How to “Taste Test” and Compare Loan Offers
Once you start receiving loan offers, it’s time to put on your analyst hat. Don’t just glance at the monthly payment. A lower payment on a longer-term loan could cost you thousands more in the long run. Follow these steps to make a smart comparison.
- Gather Your Loan Estimates: By law, lenders must provide you with a standardized Loan Estimate form. This makes it easy to compare the key details side-by-side.
- Compare the APR, Not the Interest Rate: Look directly at the APR on each offer. This is the most reliable number for understanding the total cost of each loan. A lower APR means a cheaper loan, period.
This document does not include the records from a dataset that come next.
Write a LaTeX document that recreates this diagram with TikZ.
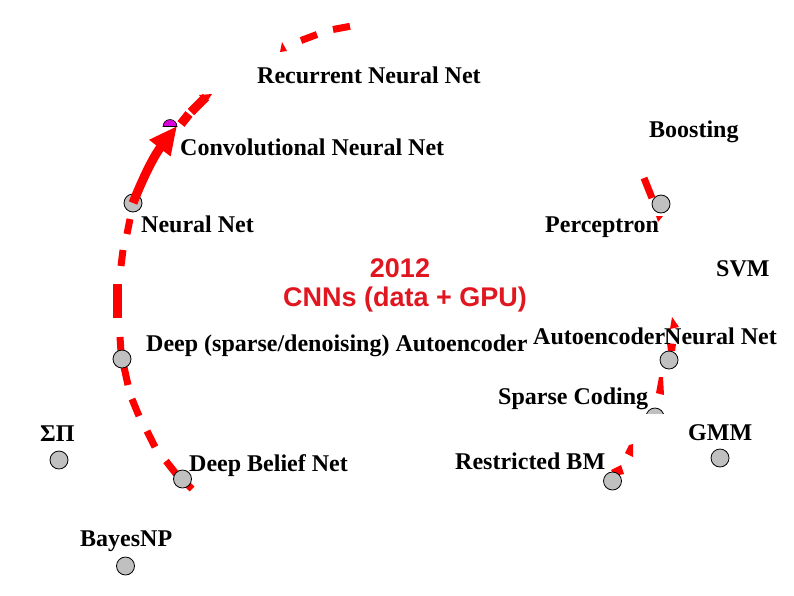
\documentclass[tikz,border=0pt]{standalone}
\usepackage{fontspec}
\setmainfont{Liberation Serif}
\newfontfamily\arialfont{Liberation Sans}
\usetikzlibrary{arrows.meta}
\definecolor{dotgray}{RGB}{192,192,192}
\definecolor{titlered}{RGB}{224,22,32}
\definecolor{halfmag}{RGB}{218,0,218}
\begin{document}
\begin{tikzpicture}[x=1pt,y=-1pt,
  lbl/.style={anchor=base west,inner sep=0pt,font=\fontsize{24}{28}\selectfont\bfseries},
  dot/.style={circle,draw=black,line width=0.8pt,fill=dotgray,minimum size=18pt,inner sep=0pt},
  dashseg/.style={draw=red,line width=7pt},
  frag/.style={fill=red,draw=none},
  big/.style={anchor=center,inner sep=0pt,text=titlered,font=\fontsize{27}{32}\selectfont\arialfont\bfseries}]
\useasboundingbox (0,0) rectangle (794,595);
% --- left dashed arc ---
\draw[dashseg] (130,219) -- (127,234);
\draw[dashseg] (123,250) -- (121,266);
\draw[dashseg,line width=9pt] (117,284) -- (117,318);
\draw[dashseg] (120,337) -- (121,352);
\draw[dashseg] (124,367) -- (128,385);
\draw[dashseg] (132,399) -- (139,416);
\draw[dashseg] (147,431) -- (155,447);
\draw[dashseg] (166,461) -- (177,475);
\draw[dashseg] (186,483) -- (192,489);
% --- top fragments ---
\fill[frag] (282,42) -- (280,52) -- (287,51) -- cycle;
\draw[dashseg] (301,40.5) -- (317,34.5);
\draw[dashseg] (333,29.5) -- (350,26.3);
% --- segment after the arrow ---
\draw[dashseg,line width=9pt] (181,124) -- (189,114);
\draw[dashseg,line width=9pt] (191,112) -- (206,97);
\fill[frag] (199,95) -- (212,94) -- (206,103) -- cycle;
% --- right fragments ---
\draw[dashseg] (644,178) -- (652,198);
\fill[frag] (656,216) -- (663,216) -- (658,222) -- cycle;
\fill[frag] (672,317) -- (679,327) -- (670,329) -- cycle;
\fill[frag] (667,343) -- (676,344) -- (675,351) -- (668,351) -- cycle;
\fill[frag] (659,377) -- (663,377) -- (664,395) -- (656,393) -- cycle;
\fill[frag] (629,445) -- (633,444) -- (633,457) -- (625,453) -- cycle;
\fill[frag] (611,470) -- (621,465) -- (624,474) -- (614,476) -- cycle;
% --- nodes (dots) ---
\node[dot] (nn) at (133,203) {};
\node[dot] (perc) at (661,204) {};
\node[dot] (dae) at (122,359) {};
\node[dot] (ann) at (669,360) {};
\begin{scope}
  \clip (640,400) rectangle (670,413);
  \node[dot] (sc) at (655,417) {};
\end{scope}
\node[dot] (gmm) at (720,458) {};
\node[dot] (sp) at (59,460) {};
\node[dot] (dbn) at (182.5,479) {};
\node[dot] (rbm) at (612.5,481) {};
\node[dot] (bnp) at (125.5,566) {};
% --- solid arrow to CNN ---
\coordinate (tip) at (177,126);
\draw[red,line width=9pt,-{Triangle[length=28pt,width=25pt]}] (nn.center) to[bend left=8] (tip);
% magenta half disc
\filldraw[fill=halfmag,draw=black,line width=0.6pt] (163,126.5) arc[start angle=180,end angle=0,radius=7pt] -- cycle;
% --- labels ---
\node[lbl] (trnn) at (257,83) {Recurrent Neural Net};
\node[lbl] (tcnn) at (180,155) {Convolutional Neural Net};
\node[lbl] (tboost) at (649,137) {Boosting};
\node[lbl] (tnn) at (141,232) {Neural Net};
\node[lbl] (tperc) at (545,232) {Perceptron};
\node[lbl] (tsvm) at (716,276) {SVM};
\node[lbl] (tdae) at (146,351) {Deep (sparse/denoising) Autoencoder};
\node[lbl] (tae) at (533,344) {Autoencoder};
\node[lbl] (tann) at (664,344) {Neural Net};
\node[lbl] (tsc) at (498,404) {Sparse Coding};
\node[lbl] (tgmm) at (688,440) {GMM};
\node[lbl] (tsp) at (40,441) {ΣΠ};
\node[lbl] (tdbn) at (189,471) {Deep Belief Net};
\node[lbl] (trbm) at (455,469) {Restricted BM};
\node[lbl] (tbnp) at (80,546) {BayesNP};
\node[big] (y2012) at (400,268) {2012};
\node[big] (cnns) at (405,300) {CNNs (data + GPU)};
\end{tikzpicture}
\end{document}
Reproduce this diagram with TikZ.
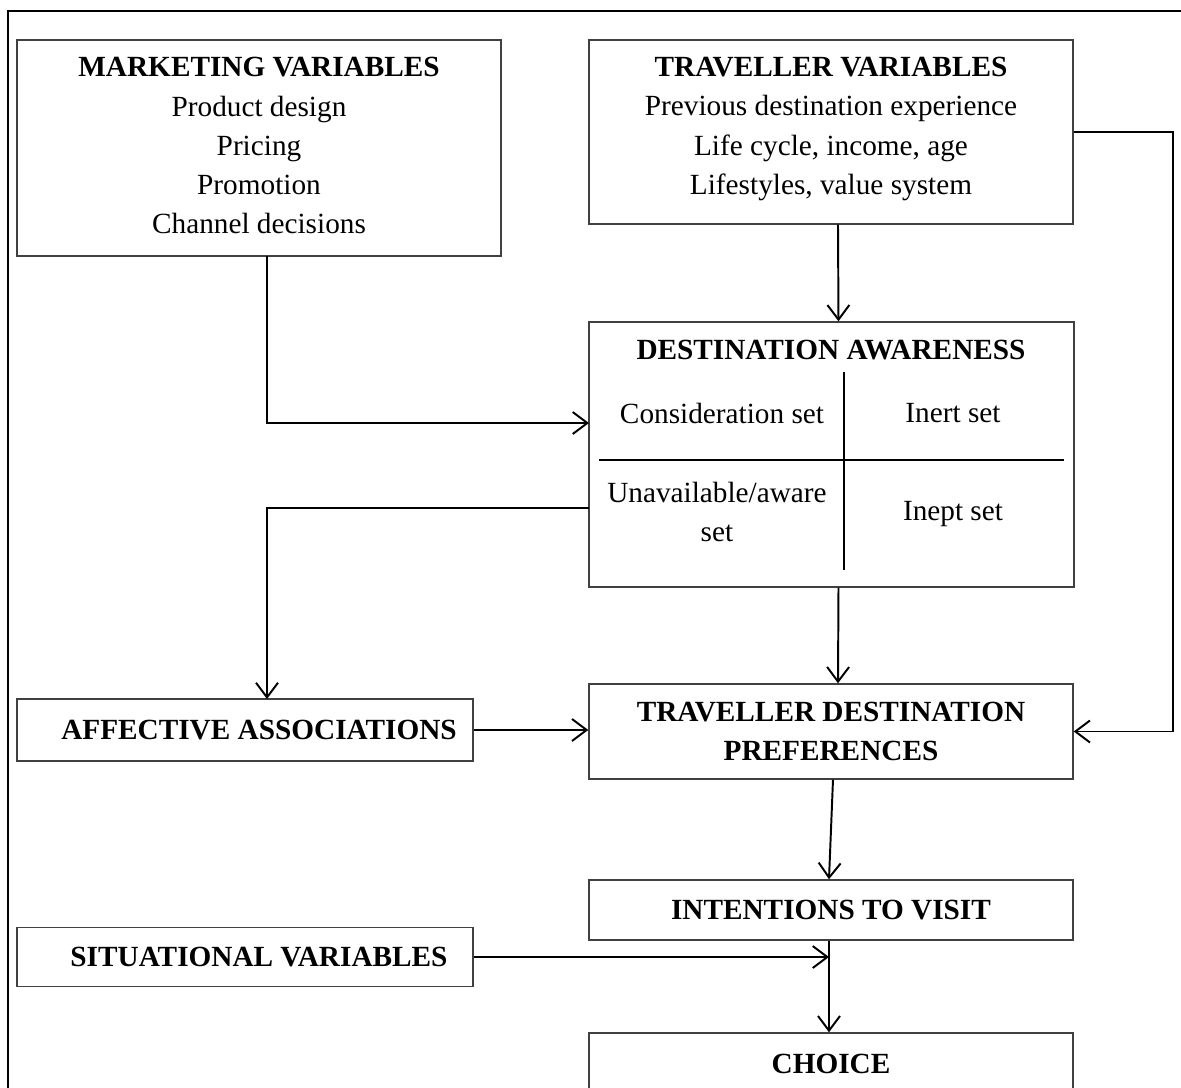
\documentclass[tikz,border=0pt]{standalone}
\usepackage{fontspec}
\setmainfont{Liberation Serif}
\usetikzlibrary{arrows.meta}
\usetikzlibrary{positioning}

\newdimen\pxu
\pxu=0.41pt

\tikzset{
    box/.style={draw=black!75, line width=0.6pt, minimum width=484\pxu, align=center,
        font=\fontsize{12}{16}\selectfont, inner sep=0pt},
    hd/.style={font=\fontsize{12}{16}\selectfont\bfseries, align=center},
    cell/.style={font=\fontsize{12}{16}\selectfont, align=center},
    arr/.style={draw=black, line width=0.8pt, -{Straight Barb[length=6pt,width=9pt]}}
}

\begin{document}
\begin{tikzpicture}[x=0.41pt, y=-0.41pt]
    \useasboundingbox (0,0) rectangle (1181,1088);
    \clip (0,0) rectangle (1181,1088);
    \draw[line width=0.6pt] (8,1120) -- (8,11) -- (1200,11);

    \node[box, minimum height=216\pxu] (mkt) at (259,148) {};
    \node[hd] at (259,67) {MARKETING VARIABLES};
    \node[cell] at (259,165) {Product design\\Pricing\\Promotion\\Channel decisions};

    \node[box, minimum height=184\pxu] (trv) at (831,132) {};
    \node[hd] at (831,67) {TRAVELLER VARIABLES};
    \node[cell] at (831,148) {Previous destination experience\\Life cycle, income, age\\Lifestyles, value system};

    \node[box, minimum width=485\pxu, minimum height=265\pxu] (awr) at (831.5,454.5) {};
    \node[hd] (awrt) at (831,350) {DESTINATION AWARENESS};
    \node[cell] (cons) at (722,413) {Consideration set};
    \node[cell] (inert) at (953,413) {Inert set};
    \node[cell] (unav) at (717,512) {Unavailable/aware\\set};
    \node[cell] (inept) at (953,514) {Inept set};
    \draw[line width=0.8pt] (844,372) -- (844,570);
    \draw[line width=0.8pt] (599,460) -- (1064,460);

    \node[box, font=\fontsize{12}{16}\selectfont\bfseries, minimum width=456\pxu, minimum height=62\pxu] (aff) at (245,730) {\hspace*{28\pxu}AFFECTIVE ASSOCIATIONS};
    \node[box, font=\fontsize{12}{16}\selectfont\bfseries, minimum height=95\pxu] (pref) at (831,731.5) {TRAVELLER DESTINATION\\PREFERENCES};
    \node[box, font=\fontsize{12}{16}\selectfont\bfseries, minimum height=60\pxu] (intn) at (831,910) {INTENTIONS TO VISIT};
    \node[box, font=\fontsize{12}{16}\selectfont\bfseries, minimum width=456\pxu, minimum height=59\pxu] (sit) at (245,957) {\hspace*{28\pxu}SITUATIONAL VARIABLES};
    \node[box, font=\fontsize{12}{16}\selectfont\bfseries, minimum height=62\pxu] (choice) at (831,1064) {CHOICE};

    \coordinate (mktout) at (267,256);
    \coordinate (mktin) at (589,423);
    \coordinate (awrout) at (589,508);
    \coordinate (affin) at (267,699);

    \draw[arr] (mktout) |- (mktin);
    \draw[arr] ([xshift=7\pxu]trv.south) -- ([xshift=7\pxu]awr.north);
    \draw[arr] (trv.east) -- ++(99,0) |- (pref.east);
    \draw[arr] (awrout) -| (affin);
    \draw[arr] ([xshift=7\pxu]awr.south) -- ([xshift=7\pxu]pref.north);
    \draw[arr] (aff.east) -- (aff.east -| pref.west);
    \draw[arr] ([xshift=2\pxu]pref.south) -- ([xshift=-2\pxu]intn.north);
    \draw[arr] ([xshift=-2\pxu]intn.south) -- ([xshift=-2\pxu]choice.north);
    \draw[arr] (sit.east) -- ([xshift=-2\pxu]sit.east -| intn.south);
\end{tikzpicture}
\end{document}
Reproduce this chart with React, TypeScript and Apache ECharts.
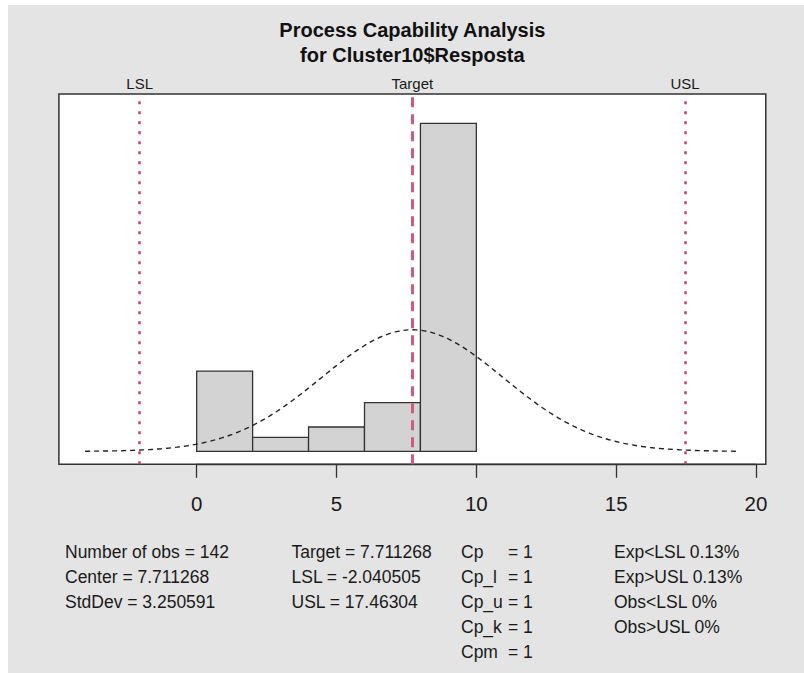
import React, { useEffect, useRef } from "react";
import * as echarts from "echarts";

// ---- data ----
const binEdges = [0, 2, 4, 6, 8, 10];
const binCounts = [23, 4, 7, 14, 94];
const nObs = 142;
const center = 7.711268;
const stdDev = 3.250591;
const LSL = -2.040505;
const USL = 17.46304;
const target = 7.711268;
const xTicks = [0, 5, 10, 15, 20];

const statsCol1 = ["Number of obs = 142", "Center = 7.711268", "StdDev = 3.250591"];
const statsCol2 = ["Target = 7.711268", "LSL = -2.040505", "USL = 17.46304"];
const capNames = ["Cp", "Cp_l", "Cp_u", "Cp_k", "Cpm"];
const capValues = ["1", "1", "1", "1", "1"];
const statsCol4 = ["Exp<LSL 0.13%", "Exp>USL 0.13%", "Obs<LSL 0%", "Obs>USL 0%"];

const FONT = "'Liberation Sans', Arial, sans-serif";

export default function App() {
  const ref = useRef<HTMLDivElement>(null);
  useEffect(() => {
    if (!ref.current) return;
    const chart = echarts.init(ref.current, undefined, { renderer: "svg" });

    const histData = binCounts.map((c, i) => {
      const w = binEdges[i + 1] - binEdges[i];
      return [binEdges[i], binEdges[i + 1], c / (nObs * w)];
    });

    // normal density from the stated center / std.dev (center ± 3.6 sd)
    const lo = center - 3.6 * stdDev;
    const hi = center + 3.6 * stdDev;
    const nPts = 250;
    const curve: number[][] = [];
    for (let i = 0; i < nPts; i++) {
      const x = lo + ((hi - lo) * i) / (nPts - 1);
      const z = (x - center) / stdDev;
      curve.push([x, Math.exp(-0.5 * z * z) / (stdDev * Math.sqrt(2 * Math.PI))]);
    }
    const pad = (hi - lo) * 0.04;

    const gLeft = 58.9;
    const gTop = 94;
    const gWidth = 706.9;
    const gHeight = 370.3;
    const xMin = lo - pad;
    const xMax = hi + pad;
    const x0px = gLeft + ((0 - xMin) / (xMax - xMin)) * gWidth;
    const x20px = gLeft + ((20 - xMin) / (xMax - xMin)) * gWidth;

    const textStyle = (t: string, x: number, y: number, align = "left") => ({
      type: "text",
      x,
      y,
      silent: true,
      style: {
        text: t,
        fill: "#1a1a1a",
        font: `17.5px ${FONT}`,
        textAlign: align,
        textVerticalAlign: "middle",
      },
    });

    const rowY = [552, 577, 602, 627, 652];
    const graphics: any[] = [];
    statsCol1.forEach((t, i) => graphics.push(textStyle(t, 65, rowY[i])));
    statsCol2.forEach((t, i) => graphics.push(textStyle(t, 291.5, rowY[i])));
    capNames.forEach((t, i) => {
      graphics.push(textStyle(t, 461, rowY[i]));
      graphics.push(textStyle("= " + capValues[i], 508, rowY[i]));
    });
    statsCol4.forEach((t, i) => graphics.push(textStyle(t, 614, rowY[i])));
    graphics.push({
      type: "text",
      x: gLeft + gWidth / 2,
      y: 42.5,
      silent: true,
      style: {
        text: "Process Capability Analysis\nfor Cluster10$Resposta",
        fill: "#111",
        font: `bold 20px ${FONT}`,
        lineHeight: 25,
        textAlign: "center",
        textVerticalAlign: "middle",
      },
    });

    const specColor = "#c4456c";
    const option: any = {
      animation: false,
      backgroundColor: "transparent",
      textStyle: { fontFamily: FONT },
      grid: [
        {
          left: gLeft,
          top: gTop,
          width: gWidth,
          height: gHeight,
          show: true,
          backgroundColor: "#ffffff",
          borderColor: "#333",
          borderWidth: 1.5,
        },
        {
          left: x0px,
          top: gTop,
          width: x20px - x0px,
          height: gHeight,
          show: false,
        },
      ],
      xAxis: [
        {
          type: "value",
          gridIndex: 0,
          min: xMin,
          max: xMax,
          show: false,
        },
        {
          type: "value",
          gridIndex: 1,
          min: xTicks[0],
          max: xTicks[xTicks.length - 1],
          interval: 5,
          axisLine: { show: true, lineStyle: { color: "#333", width: 1.3 } },
          axisTick: { show: true, length: 13.5, lineStyle: { color: "#333", width: 1.3 } },
          axisLabel: { fontSize: 20.5, color: "#1a1a1a", margin: 29, fontFamily: FONT },
          splitLine: { show: false },
        },
      ],
      yAxis: [
        { type: "value", gridIndex: 0, min: -0.013, max: 0.3607, show: false },
        { type: "value", gridIndex: 1, min: 0, max: 1, show: false },
      ],
      series: [
        {
          type: "custom",
          xAxisIndex: 0,
          yAxisIndex: 0,
          data: histData,
          encode: { x: [0, 1], y: 2 },
          renderItem: (params: any, api: any) => {
            const a = api.coord([api.value(0), 0]);
            const b = api.coord([api.value(1), api.value(2)]);
            return {
              type: "rect",
              shape: { x: a[0], y: b[1], width: b[0] - a[0], height: a[1] - b[1] },
              style: { fill: "#d3d3d3", stroke: "#333", lineWidth: 1.3 },
            };
          },
          z: 2,
        },
        {
          type: "line",
          xAxisIndex: 0,
          yAxisIndex: 0,
          data: curve,
          showSymbol: false,
          symbol: "none",
          lineStyle: { color: "#222", width: 1.4, type: [5, 4] },
          z: 3,
          markLine: {
            silent: true,
            symbol: "none",
            animation: false,
            label: {
              show: true,
              position: "end",
              distance: 3,
              fontSize: 15,
              color: "#1a1a1a",
              fontFamily: FONT,
            },
            data: [
              {
                xAxis: LSL,
                label: { formatter: "LSL" },
                lineStyle: { color: specColor, width: 2.5, type: [3, 7] },
              },
              {
                xAxis: target,
                label: { formatter: "Target" },
                lineStyle: { color: "#cf5c7e", width: 3, type: [10, 7] },
              },
              {
                xAxis: USL,
                label: { formatter: "USL" },
                lineStyle: { color: specColor, width: 2.5, type: [3, 7] },
              },
            ],
          },
        },
      ],
      graphic: graphics,
    };
    chart.setOption(option);
    return () => chart.dispose();
  }, []);

  return (
    <div
      style={{
        position: "fixed",
        left: 0,
        top: 0,
        width: 804,
        height: 673,
        background: "#ffffff",
      }}
    >
      <div
        style={{
          position: "absolute",
          left: 8,
          top: 5,
          right: 0,
          bottom: 0,
          background: "#e4e4e4",
        }}
      />
      <div ref={ref} style={{ position: "absolute", left: 0, top: 0, width: 804, height: 673 }} />
    </div>
  );
}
- Look at the Total Interest Paid: The Loan Estimate will show you how much total interest you’ll pay over the life of the loan. This can be a real eye-opener, especially when comparing a 15-year mortgage to a 30-year one.
- Check for Prepayment Penalties: Make sure the loan doesn’t have a penalty for paying it off early. You always want the flexibility to pay down your debt faster without being charged a fee.
- Read the Fine Print on Fees: Scrutinize the closing costs and origination fees. Are they a flat fee or a percentage of the loan? Sometimes a loan with a slightly higher APR but zero fees can be a better deal.
Frequently Asked Questions
What is considered a “good” interest rate?
A “good” rate is highly relative and depends on the current market, the type of loan, and your personal credit profile. Your best bet is to check the current average rates online from a reputable source (like the Federal Reserve) and then aim to get offers at or below that average.
Can I negotiate my interest rate?
Yes, often you can! Improving your credit score is the best long-term negotiation tool. In the short term, you can sometimes negotiate by showing a lender a better offer you’ve received from a competitor. It never hurts to politely ask if they can do better on the rate or fees.
Will checking for rates hurt my credit score?
When you shop for a specific type of loan (like a mortgage or auto loan) within a short time frame (usually 14-45 days), the credit bureaus count all those inquiries as a single event. This has a very minimal, temporary impact on your score, so you should absolutely shop around.
What’s the difference between a secured and unsecured loan?
A secured loan is backed by collateral—an asset the lender can take if you fail to pay, like a car or a house. An unsecured loan (like a personal loan or credit card) has no collateral. Because they are riskier for lenders, unsecured loans almost always have higher interest rates.